History, Department of


Date of this Version

September 2008


Published in Hopi Nation: Essays on Indigenous Art, Culture, History, and Law, edited by Edna Glenn, John R. Wunder, Willard Hughes Rollings, and C. L. Martin (Lincoln, NE: UNL Digital Commons, 2008). Copyright © 2008 the Estate of Edna Glenn, Willard Hughes Rollings, Abbott Sekaquaptewa, Barton Wright, Michael Kabotie, Terrance Talaswaima, Alice Schlegel, Robert H. Ames, Peter Iverson, and John R. Wunder. All images and artwork are copyright by the individual artists; for a listing see pages 9-14.

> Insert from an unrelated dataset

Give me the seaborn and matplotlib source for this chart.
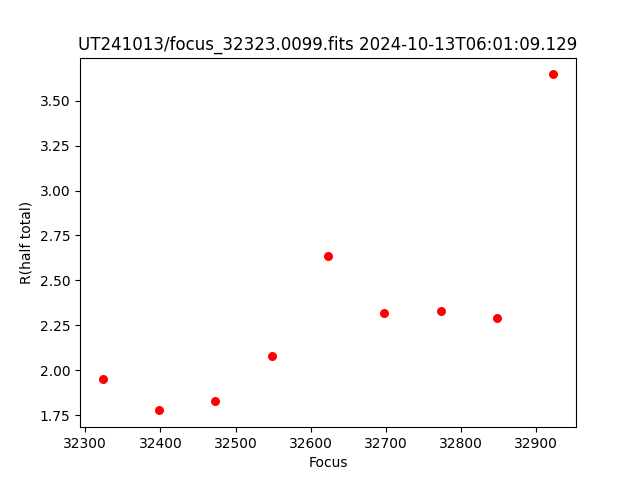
import matplotlib
matplotlib.use("Agg")
import matplotlib.pyplot as plt
import seaborn as sns
import pandas as pd

focus = [32323, 32398, 32473, 32548, 32623, 32698, 32773, 32848, 32923]
r_half = [1.949, 1.776, 1.826, 2.078, 2.635, 2.318, 2.329, 2.290, 3.647]

df = pd.DataFrame({"Focus": focus, "R(half total)": r_half})

fig, ax = plt.subplots(figsize=(6.4, 4.8), dpi=100)
sns.scatterplot(data=df, x="Focus", y="R(half total)", color="red", s=42,
                linewidth=0, ax=ax)
ax.set_title("UT241013/focus_32323.0099.fits 2024-10-13T06:01:09.129")
ax.set_xlabel("Focus")
ax.set_ylabel("R(half total)")
fig.savefig("out.png", dpi=100)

“We believe we are ‘at the center’ and this gives us a very secure feeling about where we are, where we have been, and what we are going to do.”

To understand how Hopi courts are trying to utilize custom and tradition, it is necessary first to understand the court structure, jurisdiction, and procedures of the Hopi Nation’s judicial system. The Hopi court system is composed of two courts—the Hopi Tribal Appellate Court and the Hopi Tribal Trial Court. My present appointment is Chief Judge of the Hopi Tribal Trial Court. The Hopi Trial Court is the highest trial court and exercises a full range of jurisdiction in all criminal and civil matters. It has original jurisdiction over all civil causes of action arising on the Hopi Reservation if the defendants are Indians, and it has original jurisdiction over all criminal offenses committed by Indians in violation of Hopi tribal ordinances on the Hopi Reservation.9 A new Hopi Children’s Code has expanded the Hopi Trial Court’s jurisdiction to include any adult, Indian or non- Indian, on or off the reservation, that might “facilitate the handling of children’s cases.” All appeals, except for small criminal case punishments, go to the Hopi Tribal Appellate Court, which has only this appellate jurisdiction.

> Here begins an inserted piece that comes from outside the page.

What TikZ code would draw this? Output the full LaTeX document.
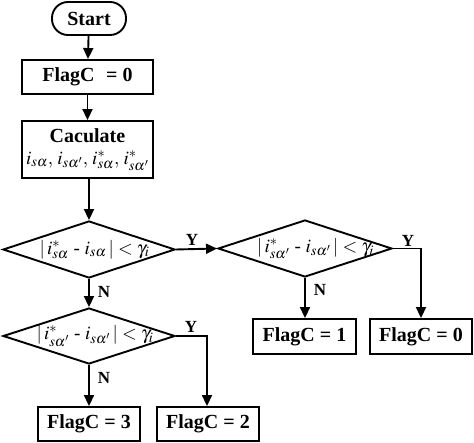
\documentclass[tikz,border=0pt]{standalone}
\usepackage{mathptmx}
\usepackage[no-math]{fontspec}
\setmainfont{Liberation Serif}
\DeclareMathSizes{19}{19}{14.5}{11}
\usetikzlibrary{shapes.geometric,arrows.meta}
\begin{document}
\begin{tikzpicture}[x=1pt,y=-1pt,
  line width=1.9pt,
  box/.style={draw,rectangle,inner sep=0pt,font=\fontsize{20}{23}\selectfont\bfseries},
  dia/.style={draw,diamond,inner sep=0pt,minimum width=172pt,minimum height=57pt,font=\fontsize{19}{22}\selectfont},
  lab/.style={inner sep=0pt,font=\fontsize{17}{19}\selectfont\bfseries},
  arr/.style={-{Triangle[length=11pt,width=10pt]}}
]
\useasboundingbox (0,0) rectangle (474,443);
\node[box,rounded corners=16pt,minimum width=74pt,minimum height=33pt] (start) at (89,18.5) {Start};
\node[box,minimum width=131pt,minimum height=34pt] (f0) at (87.5,77) {FlagC\,\, = 0};
\node[box,minimum width=131pt,minimum height=57pt,align=center] (calc) at (87.5,149.5)
  {Caculate\\[-1pt]\mdseries\fontsize{19}{22}\selectfont$i_{s\alpha},\, i_{s\alpha'},\, i^{*}_{s\alpha},\, i^{*}_{s\alpha'}$};
\node[dia] (d1) at (89,249.5) {\makebox[0pt]{\hspace{11pt}\raisebox{-3pt}{$|\,i^{*}_{s\alpha}$ - $i_{s\alpha}\,| < \gamma_i$}}};
\node[dia,minimum width=174pt] (d2) at (305,248.5) {\makebox[0pt]{\hspace{21pt}\raisebox{-3pt}{$|\,i^{*}_{s\alpha'}$ - $i_{s\alpha'}\,| < \gamma_i$}}};
\node[dia,minimum height=56pt] (d3) at (89,336) {\makebox[0pt]{\hspace{12pt}\raisebox{-3pt}{$|\,i^{*}_{s\alpha'}$ - $i_{s\alpha'}\,| < \gamma_i$}}};
\node[box,minimum width=103pt,minimum height=35pt] (f1) at (304.5,336.5) {FlagC = 1};
\node[box,minimum width=102pt,minimum height=35pt] (f0b) at (421,336.5) {FlagC = 0};
\node[box,minimum width=102pt,minimum height=34pt] (f3) at (89,424) {FlagC = 3};
\node[box,minimum width=102pt,minimum height=34pt] (f2) at (208,424) {FlagC = 2};
\draw[arr] (start) -- (f0);
\draw[arr] (f0) -- (calc);
\draw[arr] (calc.south -| d1.north) -- (d1.north);
\draw[arr] (d1.east) -- (d2.west);
\draw[arr] (d1.south) -- (d3.north);
\draw[arr] (d2.south) -- (d2.south |- f1.north);
\draw[arr] (d2.east) -| (f0b.north);
\draw[arr] (d3.south) -- (f3.north);
\draw[arr] (d3.east) -| (f2.north -| 207,0);
\node[lab] (y1) at (192,240) {Y};
\node[lab] (n1) at (104,292) {N};
\node[lab] (y2) at (191,327) {Y};
\node[lab] (n2) at (104,378) {N};
\node[lab] (n3) at (320,290) {N};
\node[lab] (y3) at (408,241) {Y};
\end{tikzpicture}
\end{document}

The Hopi judiciary is working very hard to make the courts something that the Hopi people can understand and use when it becomes necessary. It is hoped that the people will continue to practice their customs and traditions as they did in the past in resolving disputes. It has been said that the Hopi word describing the Hopi people means “peaceful people.” In some sense, that is correct; but in everyday life, Hopis have arguments, disputes, and fights as all people do. As a small community, the bickerings become more pronounced, and everyone is aware of what each dispute is about. One way that Hopis dealt with conduct which was out of character with the community was the use of the Mudheads. During a ceremony in the plaza, the Mudheads would act out or describe inappropriate conduct through sarcastic pantomime and ridicule. Of course, everyone in the village, including those who were the object of such ridicule, know who was being mimicked. With the community pressure demonstrated by the Mudheads the conduct which was considered inappropriate for that community at that particular time was altered. The Hopi judges attempt to utilize the same sort of pressure, or punishment, in the rendering of decisions and judgments.